The Story
Why it exists.
The beginning
HUNQ builds its catalog around a single question: what does a man smell like? Not the fantasy of him, the actual work he does, the materials he handles, the hours he keeps. #004 Lifeguard translates the olfactory world of coastal vigilance. The lifeguard tower, the sunscreen reapplication, the moment after a rescue when adrenaline settles into something quieter. That's the brief. Not beach as backdrop, beach as workplace, with all its specific sensory textures: salt, heat, the rubber of swim fins, the wood of the tower deck warming in the sun. The aquatic foundation had to feel earned, not decorative. Not a generic ocean breeze. The actual smell of someone whose job is to watch the water and act when it goes wrong.

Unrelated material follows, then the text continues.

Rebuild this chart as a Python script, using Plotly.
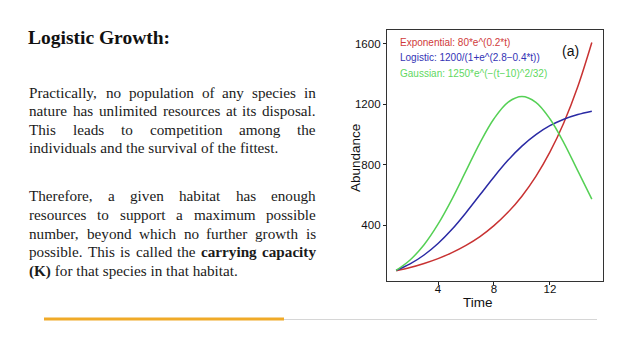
import plotly.graph_objects as go

# ---------------- data ----------------
time = [1, 2, 3, 4, 5, 6, 7, 8, 9, 10, 11, 12, 13, 14, 15]
exponential = [98, 119, 146, 178, 218, 266, 324, 396, 484, 591, 722, 882, 1077, 1316, 1607]
logistic = [100, 143, 202, 278, 372, 482, 600, 718, 828, 922, 998, 1057, 1100, 1131, 1153]
gaussian = [100, 169, 270, 406, 572, 758, 944, 1103, 1212, 1250, 1212, 1103, 944, 758, 572]

series_names = ["Exponential: 80*e^(0.2*t)",
                "Logistic: 1200/(1+e^(2.8\u22120.4*t))",
                "Gaussian: 1250*e^(\u2212(t\u221210)^2/32)"]
line_colors = ["#c83232", "#2a2aa4", "#55d055"]
label_colors = ["#d03a3a", "#3333b5", "#5fd85f"]

x_ticks = [4, 8, 12]
y_ticks = [400, 800, 1200, 1600]

title_text = "Logistic Growth:"
paragraph_lines = [
    ["Practically,", "no", "population", "of", "any", "species", "in"],
    ["nature", "has", "unlimited", "resources", "at", "its", "disposal."],
    ["This", "leads", "to", "competition", "among", "the"],
    ["individuals and the survival of the fittest."],
    ["Therefore,", "a", "given", "habitat", "has", "enough"],
    ["resources", "to", "support", "a", "maximum", "possible"],
    ["number,", "beyond", "which", "no", "further", "growth", "is"],
    ["possible.", "This", "is", "called", "the", "<b>carrying</b>", "<b>capacity</b>"],
    ["<b>(K)</b> for that species in that habitat."],
]

W, H = 638, 359

def px(x):
    return x / W

def py(y):
    return 1 - y / H

# Times / Liberation Serif advance widths (1/1000 em) for layout of justified text
REG = {' ': 250, 'a': 444, 'b': 500, 'c': 444, 'd': 500, 'e': 444, 'f': 333, 'g': 500, 'h': 500,
       'i': 278, 'j': 278, 'k': 500, 'l': 278, 'm': 778, 'n': 500, 'o': 500, 'p': 500, 'q': 500,
       'r': 333, 's': 389, 't': 278, 'u': 500, 'v': 500, 'w': 722, 'x': 500, 'y': 500, 'z': 444,
       ',': 250, '.': 250, '(': 333, ')': 333, 'T': 611, 'P': 556, 'K': 722}
BOLD = {'a': 500, 'c': 444, 'p': 556, 'i': 278, 't': 333, 'y': 500, 'r': 444, 'n': 556, 'g': 500,
        '(': 333, ')': 333, 'K': 778}

def word_width(w, size):
    bold = w.startswith("<b>")
    s = w.replace("<b>", "").replace("</b>", "")
    tbl = BOLD if bold else REG
    return sum(tbl.get(ch, REG.get(ch, 500)) for ch in s) * size / 1000.0

fig = go.Figure()
for vals, name, col in zip([exponential, logistic, gaussian], series_names, line_colors):
    fig.add_trace(go.Scatter(x=time, y=vals, mode="lines", name=name,
                             line=dict(color=col, width=1.5, shape="spline"),
                             showlegend=False, hoverinfo="skip"))

axis_common = dict(showline=True, mirror=True, linecolor="#333", linewidth=1.3,
                   ticks="outside", ticklen=3, tickcolor="#222", showgrid=False,
                   zeroline=False, tickfont=dict(family="Liberation Sans, Arial", size=11.5, color="#111"))

fig.update_layout(
    width=W, height=H, autosize=False,
    margin=dict(l=0, r=0, t=0, b=0),
    paper_bgcolor="white", plot_bgcolor="white",
    xaxis=dict(domain=[px(387), px(603)], range=[0.35, 15.8], tickvals=x_ticks,
               ticklabelstandoff=-6, **axis_common),
    yaxis=dict(domain=[py(281), py(30)], range=[30, 1690], tickvals=y_ticks,
               **axis_common),
)

ann = []
# axis titles
ann.append(dict(text="Time", x=px(495), y=py(302.5), xref="paper", yref="paper", showarrow=False,
                yanchor="middle", font=dict(family="Liberation Sans, Arial", size=13.5, color="#111")))
ann.append(dict(text="Abundance", x=px(355), y=py(158), xref="paper", yref="paper", showarrow=False,
                textangle=-90, font=dict(family="Liberation Sans, Arial", size=13.5, color="#111")))
# in-plot formula labels
for i, (name, col) in enumerate(zip(series_names, label_colors)):
    ann.append(dict(text=name, x=px(398), y=py(42 + 15.5 * i), xref="paper", yref="paper",
                    xanchor="left", yanchor="middle", showarrow=False,
                    font=dict(family="Liberation Sans, Arial", size=10, color=col)))
ann.append(dict(text="(a)", x=px(581), y=py(41), xref="paper", yref="paper", showarrow=False,
                font=dict(family="Liberation Sans, Arial", size=14, color="#111")))

# slide text
serif = "Liberation Serif, Times New Roman, serif"
tsize = 15.2
ann.append(dict(text="<b>" + title_text + "</b>", x=px(26), y=py(38), xref="paper", yref="paper",
                xanchor="left", yanchor="middle", showarrow=False,
                font=dict(family=serif, size=19.5, color="#111")))

line_y = [92, 110.5, 129, 147.5, 195, 214, 233, 252, 271]
left, right = 27, 314
for y, words in zip(line_y, paragraph_lines):
    if len(words) == 1:
        ann.append(dict(text=words[0], x=px(left), y=py(y), xref="paper", yref="paper",
                        xanchor="left", yanchor="middle", showarrow=False,
                        font=dict(family=serif, size=tsize, color="#1a1a1a")))
        continue
    widths = [word_width(w, tsize) for w in words]
    gap = (right - left - sum(widths)) / (len(words) - 1)
    x = left
    for w, wd in zip(words, widths):
        ann.append(dict(text=w, x=px(x), y=py(y), xref="paper", yref="paper",
                        xanchor="left", yanchor="middle", showarrow=False,
                        font=dict(family=serif, size=tsize, color="#1a1a1a")))
        x += wd + gap

fig.update_layout(annotations=ann)

# footer rule
fig.add_shape(type="line", xref="paper", yref="paper", x0=px(284), x1=px(597), y0=py(319.5), y1=py(319.5),
              line=dict(color="#d6d6d6", width=1))
fig.add_shape(type="line", xref="paper", yref="paper", x0=px(44), x1=px(284), y0=py(319), y1=py(319),
              line=dict(color="#f0aa28", width=3))

fig.write_html("out.html", config={"displayModeBar": False},
               post_script="document.body.style.margin='0';document.body.style.overflow='hidden';")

What makes this composition work is the refusal to stay cold. Calone opens with unmistakable aquatic character, the synthetic note that defines a whole fragrance family, sometimes praised, often dismissed. Here, it doesn't apologize for what it is. Bergamot from Calabria arrives seconds later, adding the citrus lift that keeps the opening from feeling flat. But it's the heart that separates Lifeguard from simpler aquatics: Hedione brings a transparent floral warmth, jasmine-derived, skin-like in its evolution. Cardamom adds green spice, subtle, unexpected. The combination prevents the fragrance from reading as merely synthetic or linear.
The evolution
The opening hits like a wave, literal, immediate. Calone announces itself without apology, ozonic and clean, the kind of aquatic that announces itself before you've even finished spraying. Bergamot arrives within seconds, bright citrus cutting through the marine to keep things sharp. The first thirty minutes belong to this tension: cool water against bright citrus, synthetic against natural. Around the fifteen-minute mark, Hedione begins to bloom. The jasmine-derived synthetic softens the Calone's edge, replacing ozonic with something floral and warm. Cardamom arrives quietly, adding a green spice that most wearers won't consciously identify but will feel as complexity. The fragrance doesn't evolve dramatically, it deepens. Two hours in, the base takes over. Ambroxan and Iso E Super create a skin-close warmth that extends the scent without projecting loudly. Frankincense and Labdanum add resin depth, a whisper of church incense that grounds the marine heritage without contradicting it. Sillage drops to intimate by hour three.
Cultural impact
As part of HUNQ's 2021 launch catalog, Lifeguard arrived during a period when the brand was establishing its framework of occupational olfactory portraits. The fragrance occupies a specific space in the aquatic category, neither purely synthetic nor traditionally marine, but something between. Wearers describe it as the scent of someone who chose the beach as their office. The moderate sillage and reliable longevity have made it a consistent performer within the line, particularly for those who appreciate aquatics but want something with more depth than the category standard. The Calone-forward opening tends to provoke strong reactions, either the synthetic sea note appeals or it doesn't, but the warm amber-woody drydown has won over skeptics of the initial burst.